Depois, para comemorar o resultado, embarcamos num imenso navio em cruzeiro pelos fiordes da Noruega. Descobrimos que o famoso sol da meia-noite se põe na verdade às onze, que claridade e luminosidade não são sinônimos e que a nossa bagunça tropical faz muito mais bem à alma do que a eficiência escandinava.

Ainda vou falar mais disso mas, por hoje, perdoem eventuais falhas de coerência. Cheguei às cinco da manhã e ainda não descobri se, para o meu corpo, vale o dia daqui ou a noite de lá.

* * *

Quando assisti a “Bombaim” pela primeira vez, me encolhi na poltrona assim que o filme começou. As cenas iniciais não faziam prever nada de bom: rapaz insignificante chega de ônibus a aldeia insignificante, vê mocinha insignificante, se apaixona, passa a andar atrás dela. Ele hindu, ela muçulmana. Isso poderia ser interessante se este tipo de amor proibido não fosse a base de pelo menos metade da produção dos filmes indianos ao longo dos tempos; ainda por cima, o cenário não ajudava, e o trabalho dos atores não convencia.

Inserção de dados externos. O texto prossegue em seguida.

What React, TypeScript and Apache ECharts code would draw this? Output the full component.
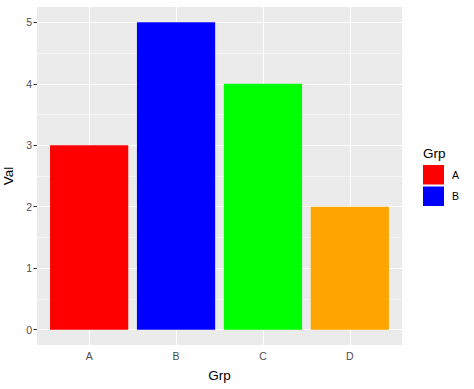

Surpresa nenhuma. Num país onde são feitos quase 900 filmes por ano, é normal que muitas centenas deles sejam pelo menos esquecíveis, para não dizer francamente ruins. O grande milagre é que a Índia consiga apresentar tantos e tão bons filmes ano após ano, e que o seu cinema continue, apesar da influência da televisão e dos filmes ocidentais, com uma pegada tão original.

Pois “Bombaim”, lançado em 1995 com extraordinário sucesso dentro e fora do país, é emblemático. Passadas aquelas primeiras cenas constrangedoras, o filme cresce de tal maneira que chega aos créditos finais com nota dez, cinco estrelas e Bonequinho aplaudindo de pé, vibrando com a música do imbatível A. R. Rahman, que arrebatou o Oscar em 2009 pela trilha de “Quem quer ser um milionário”.

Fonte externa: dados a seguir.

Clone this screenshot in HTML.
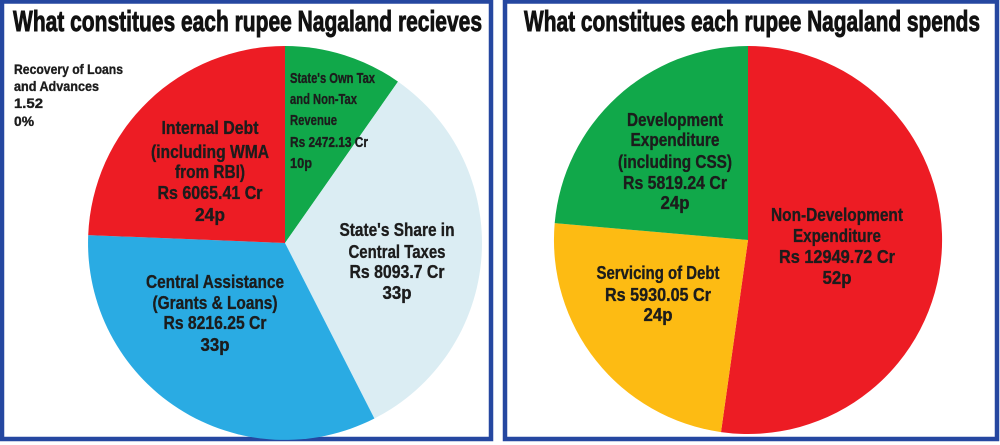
<!DOCTYPE html>
<html><head><meta charset="utf-8"><style>
html,body{margin:0;padding:0;background:#fff;width:1000px;height:445px;overflow:hidden}
text{font-family:"Liberation Sans",sans-serif;font-weight:bold;fill:#1c1c1c;stroke:#1c1c1c;stroke-width:0.35}
.t{stroke-width:0.9;fill:#111;stroke:#111}
</style></head><body>
<svg width="1000" height="445" viewBox="0 0 1000 445" xmlns="http://www.w3.org/2000/svg">
<rect x="0" y="0" width="1000" height="445" fill="#fff"/>
<rect x="2" y="1.5" width="489" height="437.5" fill="none" stroke="#2547a0" stroke-width="4.5"/>
<rect x="505" y="1.5" width="492" height="437.5" fill="none" stroke="#2547a0" stroke-width="4.5"/>

<text class="t" x="13" y="31" font-size="29" textLength="469" lengthAdjust="spacingAndGlyphs">What constitues each rupee Nagaland recieves</text>
<text class="t" x="524" y="31" font-size="29" textLength="456" lengthAdjust="spacingAndGlyphs">What constitues each rupee Nagaland spends</text>

<!-- left pie -->
<path d="M285,243 L285,46 A197,197 0 0 1 398,81.6 Z" fill="#11a84a"/>
<path d="M285,243 L398,81.6 A197,197 0 0 1 374.4,418.5 Z" fill="#dbedf3"/>
<path d="M285,243 L374.4,418.5 A197,197 0 0 1 88.2,235.1 Z" fill="#2aabe3"/>
<path d="M285,243 L88.2,235.1 A197,197 0 0 1 285,46 Z" fill="#ed1c24"/>

<g font-size="14">
<text x="14" y="74" textLength="109" lengthAdjust="spacingAndGlyphs">Recovery of Loans</text>
<text x="14" y="91" textLength="85" lengthAdjust="spacingAndGlyphs">and Advances</text>
<text x="14" y="108" textLength="29" lengthAdjust="spacingAndGlyphs">1.52</text>
<text x="14" y="126" textLength="20" lengthAdjust="spacingAndGlyphs">0%</text>
</g>
<g font-size="18" text-anchor="middle">
<text x="210" y="134" textLength="97" lengthAdjust="spacingAndGlyphs">Internal Debt</text>
<text x="210" y="158" textLength="118" lengthAdjust="spacingAndGlyphs">(including WMA</text>
<text x="210" y="178" textLength="70" lengthAdjust="spacingAndGlyphs">from RBI)</text>
<text x="210" y="199" textLength="105" lengthAdjust="spacingAndGlyphs">Rs 6065.41 Cr</text>
<text x="210" y="221" textLength="30" lengthAdjust="spacingAndGlyphs">24p</text>
</g>
<g font-size="15">
<text x="290" y="83" textLength="85" lengthAdjust="spacingAndGlyphs">State's Own Tax</text>
<text x="290" y="104" textLength="67" lengthAdjust="spacingAndGlyphs">and Non-Tax</text>
<text x="290" y="125" textLength="47" lengthAdjust="spacingAndGlyphs">Revenue</text>
<text x="290" y="147" textLength="78" lengthAdjust="spacingAndGlyphs">Rs 2472.13 Cr</text>
<text x="290" y="168" textLength="22" lengthAdjust="spacingAndGlyphs">10p</text>
</g>
<g font-size="18" text-anchor="middle">
<text x="397" y="236" textLength="115" lengthAdjust="spacingAndGlyphs">State's Share in</text>
<text x="397" y="258" textLength="97" lengthAdjust="spacingAndGlyphs">Central Taxes</text>
<text x="397" y="278" textLength="95" lengthAdjust="spacingAndGlyphs">Rs 8093.7 Cr</text>
<text x="397" y="299" textLength="29" lengthAdjust="spacingAndGlyphs">33p</text>
<text x="215" y="288" textLength="138" lengthAdjust="spacingAndGlyphs">Central Assistance</text>
<text x="215" y="309" textLength="125" lengthAdjust="spacingAndGlyphs">(Grants &amp; Loans)</text>
<text x="215" y="329" textLength="103" lengthAdjust="spacingAndGlyphs">Rs 8216.25 Cr</text>
<text x="215" y="351" textLength="29" lengthAdjust="spacingAndGlyphs">33p</text>
</g>

<!-- right pie -->
<path d="M748,240 L748,46 A194,194 0 1 1 721,432.1 Z" fill="#ed1c24"/>
<path d="M748,240 L721,432.1 A194,194 0 0 1 554.7,223.1 Z" fill="#fdbb13"/>
<path d="M748,240 L554.7,223.1 A194,194 0 0 1 748,46 Z" fill="#11a84a"/>

<g font-size="18" text-anchor="middle">
<text x="675" y="126" textLength="96" lengthAdjust="spacingAndGlyphs">Development</text>
<text x="675" y="146" textLength="89" lengthAdjust="spacingAndGlyphs">Expenditure</text>
<text x="675" y="168" textLength="114" lengthAdjust="spacingAndGlyphs">(including CSS)</text>
<text x="675" y="189" textLength="104" lengthAdjust="spacingAndGlyphs">Rs 5819.24 Cr</text>
<text x="675" y="209" textLength="29" lengthAdjust="spacingAndGlyphs">24p</text>
<text x="837" y="221" textLength="132" lengthAdjust="spacingAndGlyphs">Non-Development</text>
<text x="837" y="242" textLength="88" lengthAdjust="spacingAndGlyphs">Expenditure</text>
<text x="837" y="263" textLength="116" lengthAdjust="spacingAndGlyphs">Rs 12949.72 Cr</text>
<text x="837" y="284" textLength="29" lengthAdjust="spacingAndGlyphs">52p</text>
<text x="658" y="279" textLength="123" lengthAdjust="spacingAndGlyphs">Servicing of Debt</text>
<text x="658" y="301" textLength="106" lengthAdjust="spacingAndGlyphs">Rs 5930.05 Cr</text>
<text x="658" y="321" textLength="29" lengthAdjust="spacingAndGlyphs">24p</text>
</g>
</svg>
</body></html>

Não vou contar como continua a história quando cai nos violentos ataques religiosos de 1992; basta dizer que o filme, do nosso ponto de vista, é esquizofrênico e inclassificável, dividido entre comédia e tragédia, ficção e realidade. “Bombaim” será exibido numa rara cópia em película no próximo sábado, dia 21, às 19h30, na Sala 1 da Caixa Cultural, como uma das atrações da mostra Cinema Indiano Contemporâneo, que começou semana passada e vai até o próximo domingo com uma seleção particularmente bem feita do que a Índia tem apresentado de bom na tela grande.

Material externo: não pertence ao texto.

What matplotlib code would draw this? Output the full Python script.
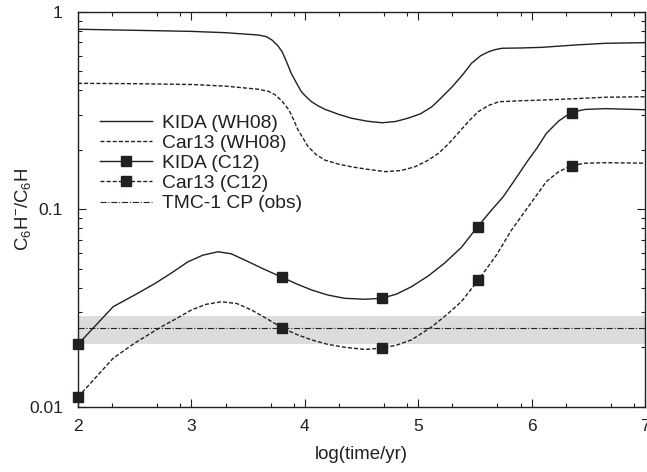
import matplotlib
matplotlib.use("Agg")
import matplotlib.pyplot as plt
from matplotlib.lines import Line2D
from matplotlib.ticker import FixedLocator, FuncFormatter, LogLocator, NullFormatter
import numpy as np

plt.rcParams['font.family'] = ['Liberation Sans', 'DejaVu Sans']
plt.rcParams['mathtext.fontset'] = 'custom'
plt.rcParams['mathtext.rm'] = 'Liberation Sans'
plt.rcParams['mathtext.it'] = 'Liberation Sans'

# ---- data ----
kida_wh08_x = [2.0, 2.5, 3.0, 3.30, 3.59, 3.66, 3.71, 3.76, 3.80, 3.84, 3.88, 3.93, 3.97, 4.02,
               4.06, 4.12, 4.18, 4.30, 4.41, 4.55, 4.68, 4.80, 4.91, 5.02, 5.12, 5.20, 5.30,
               5.39, 5.47, 5.55, 5.62, 5.68, 5.74, 5.90, 6.09, 6.38, 6.65, 7.0]
kida_wh08_y = [0.815, 0.805, 0.795, 0.783, 0.762, 0.748, 0.719, 0.675, 0.627, 0.556, 0.488,
               0.432, 0.393, 0.367, 0.350, 0.333, 0.320, 0.302, 0.289, 0.279, 0.274, 0.278,
               0.289, 0.304, 0.330, 0.365, 0.417, 0.478, 0.548, 0.598, 0.627, 0.643, 0.653,
               0.655, 0.660, 0.678, 0.692, 0.697]

car13_wh08_x = [2.0, 2.5, 3.0, 3.30, 3.59, 3.68, 3.74, 3.80, 3.86, 3.90, 3.94, 3.99, 4.03, 4.10,
                4.18, 4.30, 4.41, 4.56, 4.71, 4.85, 4.97, 5.08, 5.18, 5.27, 5.35, 5.44, 5.53,
                5.62, 5.71, 5.90, 6.09, 6.35, 6.65, 7.0]
car13_wh08_y = [0.434, 0.432, 0.428, 0.420, 0.405, 0.395, 0.379, 0.352, 0.318, 0.285, 0.252,
                0.226, 0.207, 0.189, 0.177, 0.169, 0.164, 0.159, 0.155, 0.157, 0.164, 0.176,
                0.192, 0.215, 0.242, 0.277, 0.312, 0.335, 0.350, 0.354, 0.357, 0.362, 0.369,
                0.371]

kida_c12_x = [2.0, 2.31, 2.50, 2.68, 2.83, 2.97, 3.10, 3.235, 3.35, 3.47, 3.63, 3.80, 3.93,
              4.06, 4.20, 4.35, 4.53, 4.68, 4.81, 4.94, 5.09, 5.23, 5.38, 5.52, 5.64, 5.75,
              5.86, 5.96, 6.05, 6.13, 6.24, 6.35, 6.47, 6.65, 7.0]
kida_c12_y = [0.0207, 0.0321, 0.0368, 0.0421, 0.0478, 0.0542, 0.0585, 0.0609, 0.0595, 0.0553,
              0.0500, 0.0452, 0.0418, 0.0390, 0.0368, 0.0354, 0.0350, 0.0354, 0.0372, 0.0405,
              0.0460, 0.0532, 0.0640, 0.081, 0.098, 0.1157, 0.143, 0.174, 0.205, 0.242, 0.280,
              0.309, 0.320, 0.323, 0.319]

car13_c12_x = [2.0, 2.31, 2.50, 2.735, 2.87, 3.00, 3.13, 3.264, 3.40, 3.53, 3.67, 3.80, 3.93,
               4.06, 4.20, 4.35, 4.53, 4.68, 4.81, 4.94, 5.03, 5.12, 5.25, 5.38, 5.53, 5.69,
               5.82, 5.96, 6.05, 6.13, 6.24, 6.35, 6.47, 6.65, 7.0]
car13_c12_y = [0.0112, 0.0176, 0.0210, 0.0254, 0.0280, 0.0309, 0.0330, 0.0340, 0.0333, 0.0309,
               0.0278, 0.0251, 0.0232, 0.0218, 0.0207, 0.0200, 0.0195, 0.0198, 0.0205, 0.0218,
               0.0235, 0.0254, 0.0292, 0.0340, 0.0438, 0.0586, 0.078, 0.101, 0.119, 0.138,
               0.155, 0.166, 0.171, 0.172, 0.171]

marker_x = [2.0, 3.802, 4.681, 5.525, 6.354]
kida_c12_marker_y = [0.0207, 0.0452, 0.0354, 0.081, 0.308]
car13_c12_marker_y = [0.0112, 0.0251, 0.0198, 0.0438, 0.166]

tmc1_obs = 0.025
tmc1_low = 0.0208
tmc1_high = 0.0288

labels = ['KIDA (WH08)', 'Car13 (WH08)', 'KIDA (C12)', 'Car13 (C12)', 'TMC-1 CP (obs)']

# ---- plot ----
fig = plt.figure(figsize=(6.47, 4.72), dpi=100)
ax = fig.add_axes([0.1206, 0.1383, 0.8763, 0.8369])

ink = '#231f20'
dash = (0, (2.9, 1.5))
dashdot = (0, (5.5, 1.6, 1.0, 1.6))
lw = 1.0

ax.axhspan(tmc1_low, tmc1_high, color='#dcdcde', lw=0, zorder=0)
ax.axhline(tmc1_obs, color=ink, lw=0.8, linestyle=dashdot, zorder=1)

ax.plot(kida_wh08_x, kida_wh08_y, color=ink, lw=lw, zorder=2)
ax.plot(car13_wh08_x, car13_wh08_y, color=ink, lw=lw, linestyle=dash, zorder=2)
ax.plot(kida_c12_x, kida_c12_y, color=ink, lw=lw, zorder=2)
ax.plot(car13_c12_x, car13_c12_y, color=ink, lw=lw, linestyle=dash, zorder=2)
ax.plot(marker_x, kida_c12_marker_y, 's', color=ink, ms=7.6, zorder=3, clip_on=False)
ax.plot(marker_x, car13_c12_marker_y, 's', color=ink, ms=7.6, zorder=3, clip_on=False)

ax.set_yscale('log')
ax.set_xlim(2, 7)
ax.set_ylim(0.01, 1)

ax.xaxis.set_major_locator(FixedLocator([2, 3, 4, 5, 6, 7]))
minors = []
for d in range(2, 7):
    for f in (0.301, 0.699, 0.903):
        minors.append(d + f)
ax.xaxis.set_minor_locator(FixedLocator(minors))

ax.yaxis.set_major_locator(FixedLocator([0.01, 0.1, 1]))
ax.yaxis.set_major_formatter(FuncFormatter(lambda v, p: {0.01: '0.01', 0.1: '0.1', 1: '1'}.get(round(v, 3), '')))
ax.yaxis.set_minor_locator(LogLocator(base=10, subs=np.arange(2, 10)))
ax.yaxis.set_minor_formatter(NullFormatter())

ax.tick_params(which='both', direction='in', top=True, right=True, colors=ink, labelsize=12.5, width=0.8)
ax.tick_params(which='major', length=5.5)
ax.tick_params(which='minor', length=3)
ax.tick_params(axis='x', which='major', pad=8.5)
ax.tick_params(axis='y', which='major', pad=11)
for s in ax.spines.values():
    s.set_linewidth(1.0)
    s.set_color(ink)

ax.set_xlabel('log(time/yr)', fontsize=13.4, color=ink, labelpad=9)
ax.set_ylabel(r'C$_6$H$^{-}$/C$_6$H', fontsize=13.4, color=ink)
ax.yaxis.set_label_coords(-0.079, 0.5)

handles = [
    Line2D([], [], color=ink, lw=lw),
    Line2D([], [], color=ink, lw=lw, linestyle=dash),
    Line2D([], [], color=ink, lw=lw, marker='s', ms=7.6),
    Line2D([], [], color=ink, lw=lw, linestyle=dash, marker='s', ms=7.6),
    Line2D([], [], color=ink, lw=0.8, linestyle=dashdot),
]
leg = ax.legend(handles, labels, loc='upper left', bbox_to_anchor=(0.025, 0.76), frameon=False,
                fontsize=13.85, handlelength=2.73, handletextpad=0.52, labelspacing=0.14,
                borderaxespad=0, numpoints=1)
for t in leg.get_texts():
    t.set_color(ink)

fig.savefig('out.png', dpi=100)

Cinema indiano e Bollywood, como vocês sabem, não são necessariamente sinônimos. O termo Bollywood só se aplica aos filmes produzidos em Bombaim, e ainda assim dentro de uma certa estética comercial. O próprio “Bombaim”, por exemplo, é um filme tamil, sem números cantados e sem dança. “Sr. e sra. Iyer”, de Aparna Sen (amanhã, às 16h30), é outro típico filme indiano que foge do que se imagina que seja um filme indiano típico. Nele, os conflitos religiosos são mais uma vez peças fundamentais para a ação, mas o foco está sobretudo nas emoções do herói muçulmano solteiro e da mocinha hindu casada (sim, sim, já vimos isso antes...) praticamente jogados nos braços um do outro.

Bollywood compareceu à mostra com alguns merecidos sucessos de bilheteria, entre eles “Lagaan” (próxima apresentação sábado, dia 21, às 15h30), sensacional épico em que uma partida de críquete decide os destinos de uma aldeia, e o divertido “Siga em frente, Munna Bhai” (hoje, às 18hs), em que o espírito de Gandhi transforma um bandido da pesada em ótimo sujeito.

Logo mais, às 20h20, depois de “Munna Bhai”, participo, lá na Caixa Cultural, de um debate sobre o moderno cinema indiano, ao lado de Ibirá Machado, Tatiana Monassa e Gisella Cardoso. Se tiverem um tempinho, apareçam: este é um universo cinematográfico dos mais ricos, coloridos e dignos de admiração.